The community college is the second prospective tenant to drop out of the plans. In May, the King George Health Department moved to a space in the Food Lion shopping center off State Route 3.
The department needed more up-to-date space, said Dr. Brooke Rossheim, director of the Rappahannock Area Health District.
Wardlaw, whose office is in the same building as where the Health Department used to be, said mold was a problem, as well.
Brabo said she still supports the concept of the HELP Center and believes it is needed in King George. But she has “questions and concerns about the viability of the project because of the letter.”
Brooks, who may be Wardlaw’s strongest supporter, said earlier this year he is seeking re-election this fall because he wanted to see the HELP Center built.
“It’s very discouraging because I really supported this,” Brooks said. “I don’t think she’s got three votes to get anything on this project now.”
The supervisors said they will wait to hear from County Attorney Eric Gregory about what to do next. Gregory received a copy of the letter from Brabo, just as Herrink did.
“This is a serious allegation,” Gregory said.
‘NOT THE RIGHT COLOR’
Controversy has surrounded the HELP Center from the start.
It took three years for the county and Project FAITH to settle on a performance agreement.
Longtime supervisors Joe Grzeika and Dale Sisson Jr. voted against the project and have continued to state their opposition. Grzeika said he didn’t want to give away county land, and Sisson said he had financial questions that hadn’t been answered.
Before the May 2012 vote, a group of citizens, including Herrink and Fred Davies, met on Realtor Stan Palivoda’s boat in Dahlgren and tried to convince LoBuglio—the swing vote—to oppose the project.
Residents said they didn’t like the idea of giving away a valuable piece of property and feared the project would take business away from others landlords of commercial space.

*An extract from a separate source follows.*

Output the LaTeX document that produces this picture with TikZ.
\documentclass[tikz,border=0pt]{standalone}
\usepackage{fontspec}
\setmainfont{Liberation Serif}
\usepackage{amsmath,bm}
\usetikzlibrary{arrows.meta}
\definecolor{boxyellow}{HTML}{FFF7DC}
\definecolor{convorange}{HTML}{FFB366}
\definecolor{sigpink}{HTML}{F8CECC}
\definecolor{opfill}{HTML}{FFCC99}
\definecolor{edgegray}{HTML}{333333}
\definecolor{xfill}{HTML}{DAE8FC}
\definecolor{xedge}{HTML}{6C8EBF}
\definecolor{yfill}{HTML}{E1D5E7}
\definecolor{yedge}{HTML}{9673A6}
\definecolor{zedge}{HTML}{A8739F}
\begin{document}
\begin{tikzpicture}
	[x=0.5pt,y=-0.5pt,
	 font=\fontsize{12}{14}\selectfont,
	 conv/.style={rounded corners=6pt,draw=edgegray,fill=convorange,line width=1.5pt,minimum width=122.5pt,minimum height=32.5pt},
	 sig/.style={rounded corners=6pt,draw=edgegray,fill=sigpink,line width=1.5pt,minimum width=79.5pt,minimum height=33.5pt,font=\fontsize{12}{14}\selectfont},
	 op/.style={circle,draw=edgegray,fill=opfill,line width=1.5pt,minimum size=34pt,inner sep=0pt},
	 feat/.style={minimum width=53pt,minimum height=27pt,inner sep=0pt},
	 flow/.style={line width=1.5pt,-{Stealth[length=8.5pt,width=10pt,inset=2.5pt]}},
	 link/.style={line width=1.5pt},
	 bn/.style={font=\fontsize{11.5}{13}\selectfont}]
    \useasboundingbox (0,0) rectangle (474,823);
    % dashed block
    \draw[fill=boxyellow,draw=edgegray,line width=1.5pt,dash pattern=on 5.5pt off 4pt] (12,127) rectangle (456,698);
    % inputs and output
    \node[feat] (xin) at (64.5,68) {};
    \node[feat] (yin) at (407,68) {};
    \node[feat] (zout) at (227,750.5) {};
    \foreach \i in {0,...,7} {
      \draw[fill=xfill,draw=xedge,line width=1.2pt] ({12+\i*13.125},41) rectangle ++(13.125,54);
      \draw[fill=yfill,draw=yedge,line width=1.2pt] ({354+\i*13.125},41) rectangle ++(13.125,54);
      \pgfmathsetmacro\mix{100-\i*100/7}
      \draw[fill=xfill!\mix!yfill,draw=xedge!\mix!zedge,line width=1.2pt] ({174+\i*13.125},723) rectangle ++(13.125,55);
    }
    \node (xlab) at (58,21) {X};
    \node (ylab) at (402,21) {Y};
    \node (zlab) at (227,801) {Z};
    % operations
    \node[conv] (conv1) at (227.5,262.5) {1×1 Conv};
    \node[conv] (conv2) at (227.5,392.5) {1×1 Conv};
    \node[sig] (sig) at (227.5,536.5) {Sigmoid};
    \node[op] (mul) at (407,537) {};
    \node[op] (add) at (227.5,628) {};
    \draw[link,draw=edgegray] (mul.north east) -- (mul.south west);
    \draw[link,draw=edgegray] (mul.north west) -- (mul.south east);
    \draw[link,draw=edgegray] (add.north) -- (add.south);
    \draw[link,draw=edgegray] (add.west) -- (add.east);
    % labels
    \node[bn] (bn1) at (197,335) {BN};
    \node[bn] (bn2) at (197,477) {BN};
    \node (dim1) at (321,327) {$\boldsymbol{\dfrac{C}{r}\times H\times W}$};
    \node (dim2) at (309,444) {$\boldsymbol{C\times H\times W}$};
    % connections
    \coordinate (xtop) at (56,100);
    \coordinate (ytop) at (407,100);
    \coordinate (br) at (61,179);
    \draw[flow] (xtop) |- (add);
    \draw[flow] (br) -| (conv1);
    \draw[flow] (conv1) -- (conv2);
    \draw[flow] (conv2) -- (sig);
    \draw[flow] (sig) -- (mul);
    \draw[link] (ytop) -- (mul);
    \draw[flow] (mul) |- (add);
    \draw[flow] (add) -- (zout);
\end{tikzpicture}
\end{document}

By February 2013, when Project FAITH presented its annual report, Brooks commented on “all the negativity” being spread in the community regarding the HELP Center.

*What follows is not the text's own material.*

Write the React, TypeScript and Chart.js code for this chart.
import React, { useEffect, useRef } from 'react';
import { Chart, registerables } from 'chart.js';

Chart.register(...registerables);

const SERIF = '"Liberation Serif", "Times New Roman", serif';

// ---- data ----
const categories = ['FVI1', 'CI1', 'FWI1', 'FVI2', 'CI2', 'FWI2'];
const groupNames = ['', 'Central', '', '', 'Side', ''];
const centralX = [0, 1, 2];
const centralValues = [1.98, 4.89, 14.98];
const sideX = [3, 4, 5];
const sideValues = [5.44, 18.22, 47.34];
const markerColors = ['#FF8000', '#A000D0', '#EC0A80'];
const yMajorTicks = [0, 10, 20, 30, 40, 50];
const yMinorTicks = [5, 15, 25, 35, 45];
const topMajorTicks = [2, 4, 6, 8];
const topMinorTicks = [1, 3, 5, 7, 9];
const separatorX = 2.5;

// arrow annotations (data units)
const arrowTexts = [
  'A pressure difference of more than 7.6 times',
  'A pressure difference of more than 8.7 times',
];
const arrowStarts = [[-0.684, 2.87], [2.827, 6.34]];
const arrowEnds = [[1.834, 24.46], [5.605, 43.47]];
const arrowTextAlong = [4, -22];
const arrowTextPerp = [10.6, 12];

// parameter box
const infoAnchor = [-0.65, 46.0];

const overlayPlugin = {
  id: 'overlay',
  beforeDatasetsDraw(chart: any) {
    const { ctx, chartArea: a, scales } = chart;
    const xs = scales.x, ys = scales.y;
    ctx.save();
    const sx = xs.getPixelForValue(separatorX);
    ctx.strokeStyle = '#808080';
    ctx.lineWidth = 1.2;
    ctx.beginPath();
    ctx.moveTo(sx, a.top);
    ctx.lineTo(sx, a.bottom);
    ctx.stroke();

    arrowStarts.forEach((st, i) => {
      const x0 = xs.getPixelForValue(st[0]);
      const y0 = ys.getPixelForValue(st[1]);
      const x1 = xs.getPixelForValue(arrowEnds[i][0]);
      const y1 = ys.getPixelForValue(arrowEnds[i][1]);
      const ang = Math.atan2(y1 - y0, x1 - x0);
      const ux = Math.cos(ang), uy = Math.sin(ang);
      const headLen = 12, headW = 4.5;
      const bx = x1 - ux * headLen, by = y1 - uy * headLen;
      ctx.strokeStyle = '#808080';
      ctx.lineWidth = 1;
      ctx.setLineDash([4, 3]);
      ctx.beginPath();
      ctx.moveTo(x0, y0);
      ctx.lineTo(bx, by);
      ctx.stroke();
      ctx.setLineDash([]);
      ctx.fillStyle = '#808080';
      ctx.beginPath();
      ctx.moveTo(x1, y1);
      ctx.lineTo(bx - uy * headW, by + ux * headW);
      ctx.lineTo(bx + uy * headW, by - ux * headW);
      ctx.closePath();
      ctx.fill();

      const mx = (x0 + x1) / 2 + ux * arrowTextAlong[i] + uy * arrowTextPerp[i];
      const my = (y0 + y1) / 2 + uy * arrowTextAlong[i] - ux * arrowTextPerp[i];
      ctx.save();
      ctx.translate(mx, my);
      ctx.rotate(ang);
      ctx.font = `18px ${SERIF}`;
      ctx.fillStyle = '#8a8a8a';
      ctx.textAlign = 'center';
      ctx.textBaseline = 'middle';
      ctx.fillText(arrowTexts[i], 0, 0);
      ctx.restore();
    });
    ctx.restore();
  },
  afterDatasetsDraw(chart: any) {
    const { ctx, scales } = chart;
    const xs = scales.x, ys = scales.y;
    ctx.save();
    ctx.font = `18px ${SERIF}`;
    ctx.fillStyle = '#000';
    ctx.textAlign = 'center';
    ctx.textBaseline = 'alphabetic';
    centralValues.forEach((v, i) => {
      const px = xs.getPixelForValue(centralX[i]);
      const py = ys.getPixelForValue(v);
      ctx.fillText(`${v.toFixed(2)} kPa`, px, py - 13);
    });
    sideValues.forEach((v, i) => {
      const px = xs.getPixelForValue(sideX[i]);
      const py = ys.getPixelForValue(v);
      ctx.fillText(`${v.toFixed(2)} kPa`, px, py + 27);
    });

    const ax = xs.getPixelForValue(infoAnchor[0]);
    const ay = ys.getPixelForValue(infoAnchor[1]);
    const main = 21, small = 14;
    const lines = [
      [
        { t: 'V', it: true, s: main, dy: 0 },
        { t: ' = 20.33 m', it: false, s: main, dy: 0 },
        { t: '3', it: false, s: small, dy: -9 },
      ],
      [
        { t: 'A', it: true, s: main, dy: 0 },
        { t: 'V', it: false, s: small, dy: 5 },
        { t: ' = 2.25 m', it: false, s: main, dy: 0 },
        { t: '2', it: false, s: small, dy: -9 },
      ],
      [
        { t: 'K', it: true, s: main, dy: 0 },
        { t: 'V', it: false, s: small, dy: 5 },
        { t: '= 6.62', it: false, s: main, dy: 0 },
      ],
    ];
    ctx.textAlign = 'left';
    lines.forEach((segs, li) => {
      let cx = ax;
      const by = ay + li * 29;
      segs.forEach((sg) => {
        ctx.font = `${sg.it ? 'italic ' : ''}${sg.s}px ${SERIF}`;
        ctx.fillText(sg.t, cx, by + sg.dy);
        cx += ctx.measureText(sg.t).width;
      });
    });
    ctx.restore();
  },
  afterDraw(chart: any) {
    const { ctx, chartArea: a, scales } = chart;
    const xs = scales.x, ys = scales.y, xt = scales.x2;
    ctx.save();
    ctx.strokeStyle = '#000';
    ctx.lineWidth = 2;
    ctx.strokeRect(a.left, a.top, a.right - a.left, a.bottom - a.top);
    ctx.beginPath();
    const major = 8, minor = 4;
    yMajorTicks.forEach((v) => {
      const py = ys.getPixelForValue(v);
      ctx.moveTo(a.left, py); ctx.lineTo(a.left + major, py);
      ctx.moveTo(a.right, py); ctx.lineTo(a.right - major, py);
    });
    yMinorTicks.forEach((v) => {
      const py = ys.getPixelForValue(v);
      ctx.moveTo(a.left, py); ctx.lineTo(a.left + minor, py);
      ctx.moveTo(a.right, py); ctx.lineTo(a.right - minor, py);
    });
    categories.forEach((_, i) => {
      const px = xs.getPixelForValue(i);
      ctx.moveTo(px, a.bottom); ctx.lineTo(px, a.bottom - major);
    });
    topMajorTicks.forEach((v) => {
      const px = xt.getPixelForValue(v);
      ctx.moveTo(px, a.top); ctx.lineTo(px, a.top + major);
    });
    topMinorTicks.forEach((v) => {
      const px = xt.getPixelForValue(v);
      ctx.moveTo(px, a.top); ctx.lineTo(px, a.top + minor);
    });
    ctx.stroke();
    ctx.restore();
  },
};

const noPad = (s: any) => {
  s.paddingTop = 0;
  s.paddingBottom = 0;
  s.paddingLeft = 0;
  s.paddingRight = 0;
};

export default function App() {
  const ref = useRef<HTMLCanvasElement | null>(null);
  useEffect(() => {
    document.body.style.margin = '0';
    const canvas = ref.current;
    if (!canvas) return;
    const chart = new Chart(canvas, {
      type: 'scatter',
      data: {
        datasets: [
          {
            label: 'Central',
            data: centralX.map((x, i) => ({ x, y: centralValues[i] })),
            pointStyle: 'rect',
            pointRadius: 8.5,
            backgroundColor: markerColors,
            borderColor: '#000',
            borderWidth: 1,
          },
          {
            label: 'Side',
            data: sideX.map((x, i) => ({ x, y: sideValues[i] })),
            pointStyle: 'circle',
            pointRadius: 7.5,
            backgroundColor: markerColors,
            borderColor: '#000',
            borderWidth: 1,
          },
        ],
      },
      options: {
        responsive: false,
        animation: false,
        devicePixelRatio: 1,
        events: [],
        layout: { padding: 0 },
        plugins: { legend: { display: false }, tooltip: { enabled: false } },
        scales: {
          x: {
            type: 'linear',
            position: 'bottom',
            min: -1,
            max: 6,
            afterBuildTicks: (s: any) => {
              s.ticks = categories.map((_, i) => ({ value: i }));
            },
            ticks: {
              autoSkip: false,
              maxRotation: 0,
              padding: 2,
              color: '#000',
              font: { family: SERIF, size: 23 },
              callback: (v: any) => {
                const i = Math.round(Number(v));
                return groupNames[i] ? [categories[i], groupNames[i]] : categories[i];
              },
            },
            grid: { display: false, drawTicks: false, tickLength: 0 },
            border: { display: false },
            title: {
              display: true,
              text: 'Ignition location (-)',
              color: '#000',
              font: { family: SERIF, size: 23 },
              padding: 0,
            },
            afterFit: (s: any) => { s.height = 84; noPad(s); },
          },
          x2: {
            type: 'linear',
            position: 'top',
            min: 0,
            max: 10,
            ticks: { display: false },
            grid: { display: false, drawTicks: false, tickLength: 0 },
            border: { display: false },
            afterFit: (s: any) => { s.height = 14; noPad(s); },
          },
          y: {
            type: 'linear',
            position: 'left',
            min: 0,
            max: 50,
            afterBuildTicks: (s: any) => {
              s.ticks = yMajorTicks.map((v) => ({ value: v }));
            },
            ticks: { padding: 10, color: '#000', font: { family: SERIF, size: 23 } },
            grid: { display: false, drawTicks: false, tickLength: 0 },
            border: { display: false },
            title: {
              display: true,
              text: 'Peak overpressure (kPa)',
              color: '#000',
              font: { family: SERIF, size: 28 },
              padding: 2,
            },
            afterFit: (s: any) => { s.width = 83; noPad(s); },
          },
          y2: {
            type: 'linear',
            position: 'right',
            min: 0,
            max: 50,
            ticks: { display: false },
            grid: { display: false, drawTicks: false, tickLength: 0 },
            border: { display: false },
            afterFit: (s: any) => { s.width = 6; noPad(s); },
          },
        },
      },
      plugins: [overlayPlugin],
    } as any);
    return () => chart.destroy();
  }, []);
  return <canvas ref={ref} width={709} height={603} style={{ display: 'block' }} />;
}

“There’s a lot of animosity because we gave this woman—an African–American woman—some land, and people got a problem with that,” said Brooks, the only black member of the board.
Wardlaw echoed those sentiments last week. She believes some have opposed the HELP Center because, “I’m not the right color, I’m not the right gender.”
In recent months, the only resident to speak at board meetings against the HELP Center has been Arlene Jacovelli, who moved to King George after her husband was transferred to Dahlgren from California.
She’s spoken during the public-comment period at six of eight board meetings since Feb. 19. She’s asked the board to withdraw its application for grant funding for the center, and she filed an extensive Freedom of Information Act request regarding fiscal documents, meeting minutes, emails and discussions about the project.
She’s said she doesn’t like the idea of King George becoming “poverty pimps” and addressing problems that the churches and community groups should deal with on their own. She also accused the supervisors who supported the HELP Center project of “negligence in fiduciary duty” and “cluelessness in fiscal stewardship” because they didn’t research the financial implications of the project before they approved it.
“It is a fiscal fact that projects of this type most certainly are not ‘free’ to the host community” when they rely on federal or state funding, she wrote in a letter to the King George Journal, “and most certainly is not ‘free’ to the taxpayer.”